In morte di un assassino (Monica Lanfranco)
E' morto, ammazzato, come era quasi certo. Con lui si chiude una fase, con
lui si sotterrano informazioni forse fondamentali per la lotta al terrorismo
e segreti che mai saranno rivelati, e si aprono nuovi scenari, difficilmente
esenti da altro sangue.
Giustamente sul blog di Repubblica Zucconi titola il 'La testa del
serpente', e il pezzo si conclude considerando che facile è uccidere un
uomo, più difficile far morire le idee che ne hanno armato la mano
assassina, pronta ora a trasferirsi in altre mani, altri corpi trasformati
in esplosivi di sangue, carne e bulloni, a continuare la catena del sangue,
della vendetta spacciata per giustizia.
Guardo le immagini dei festeggiamenti negli Usa, quei vigili del fuoco, così
dolorosamente e coraggiosamente protagonisti nei giorni dopo l'11 settembre:
vedo facce di uomini giovani e meno giovani, che levano le braccia e fanno
il segno della vittoria; cartelli che ringraziano dio, scritte che dicono
che 'giustiza è fatta', finalmente.
Vedo la foto del volto tumefatto di quello che forse è Osama Bin Laden e
forse no, e penso a come si sentiranno le migliaia di familiari delle
vittime delle due torri: saranno davvero sollevate nel vedere finalmente
morto uno dei principali responsabili della carneficina nella quale i loro
cari sono periti?
Mi auguro che un pò di sollievo ci sia, perchè è umano sentire odio verso
chi ci ha strappato dalle braccia e dalla vita chi amiamo.
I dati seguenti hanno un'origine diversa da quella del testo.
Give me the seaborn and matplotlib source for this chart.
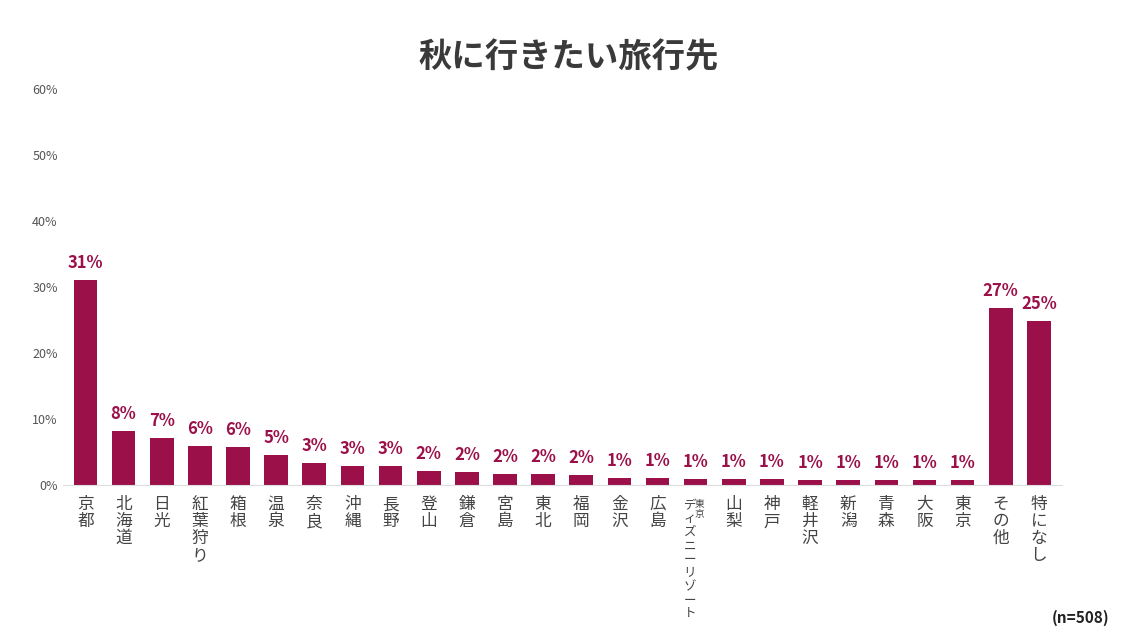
import matplotlib
matplotlib.use("Agg")
import matplotlib.pyplot as plt
import matplotlib.transforms as mtransforms
import seaborn as sns
import pandas as pd

plt.rcParams["font.family"] = "Noto Sans CJK JP"

places = ["京都", "北海道", "日光", "紅葉狩り", "箱根", "温泉", "奈良", "沖縄", "長野", "登山",
          "鎌倉", "宮島", "東北", "福岡", "金沢", "広島", "東京ディズニーリゾート", "山梨", "神戸",
          "軽井沢", "新潟", "青森", "大阪", "東京", "その他", "特になし"]
values = [31.1, 8.2, 7.1, 5.9, 5.8, 4.5, 3.3, 2.9, 2.9, 2.1,
          2.0, 1.7, 1.7, 1.5, 1.1, 1.1, 0.9, 0.9, 0.9,
          0.8, 0.8, 0.8, 0.8, 0.8, 26.8, 24.9]
labels = ["31%", "8%", "7%", "6%", "6%", "5%", "3%", "3%", "3%", "2%",
          "2%", "2%", "2%", "2%", "1%", "1%", "1%", "1%", "1%",
          "1%", "1%", "1%", "1%", "1%", "27%", "25%"]

df = pd.DataFrame({"place": places, "value": values})
color = "#9b1049"

fig = plt.figure(figsize=(11.38, 6.4), dpi=100)
ax = fig.add_axes([0.055, 0.242, 0.878, 0.619])
sns.barplot(data=df, x="place", y="value", color=color, width=0.62, ax=ax, saturation=1)

ax.set_ylim(0, 60)
ax.set_yticks(range(0, 61, 10))
ax.set_yticklabels([f"{v}%" for v in range(0, 61, 10)], fontsize=9, color="#555555")
ax.set_xlim(-0.6, len(places) - 0.4)
for s in ["top", "right", "left"]:
    ax.spines[s].set_visible(False)
ax.spines["bottom"].set_color("#dddddd")
ax.tick_params(axis="both", length=0)
ax.set_xlabel("")
ax.set_ylabel("")

ticklabels = ["\n".join(p) if p != "東京ディズニーリゾート" else "" for p in places]
ax.set_xticks(range(len(places)))
ax.set_xticklabels(ticklabels, fontsize=12, color="#444444", rotation=0,
                   va="top", linespacing=1.0)
ax.tick_params(axis="x", pad=8)

# special two-part label for Tokyo Disney Resort
trans = mtransforms.blended_transform_factory(ax.transData, ax.transAxes)
i = places.index("東京ディズニーリゾート")
ax.text(i + 0.1, -0.035, "東\n京", transform=trans, fontsize=7, color="#444444",
        ha="center", va="top", linespacing=1.0)
ax.text(i - 0.15, -0.035, "\n".join("ディズニーリゾート"), transform=trans, fontsize=9,
        color="#444444", ha="center", va="top", linespacing=1.05)

for k, (v, lab) in enumerate(zip(values, labels)):
    ax.text(k, v + 1.2, lab, ha="center", va="bottom", fontsize=12,
            fontweight="bold", color=color)

fig.text(0.5, 0.91, "秋に行きたい旅行先", ha="center", va="center",
         fontsize=24, fontweight="bold", color="#3a3a3a")
fig.text(0.975, 0.035, "(n=508)", ha="right", va="center", fontsize=11,
         fontweight="bold", color="#222222")

fig.savefig("out.png", dpi=100)
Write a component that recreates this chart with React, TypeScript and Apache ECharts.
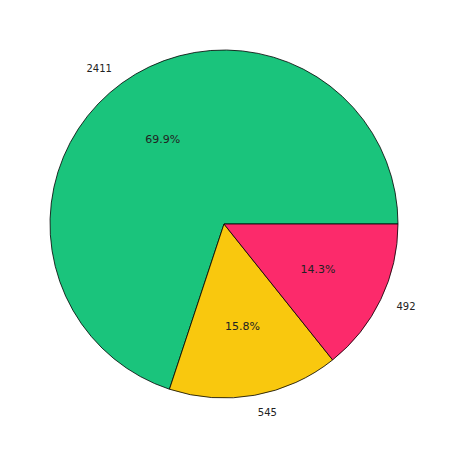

Ma chiunque abbia
perso una persona cara in modo violento per mano assassina sa che l'odio non
riporta indietro dalla morte.
C'è qualcosa che però cambia e di molto, a seconda di come l'umanità sceglie
di fronteggiare la violenza e l'ingiustizia.
Il presente e il futuro prendono una piega totalmente diversa se sono
costruiti a partire da una mozione di odio, di sangue, di vendetta, oppure
da una che sceglie il tribunale, la giustizia della legge, della parola e
non delle armi, e che rifiuta la logica dell'occhio per occhio.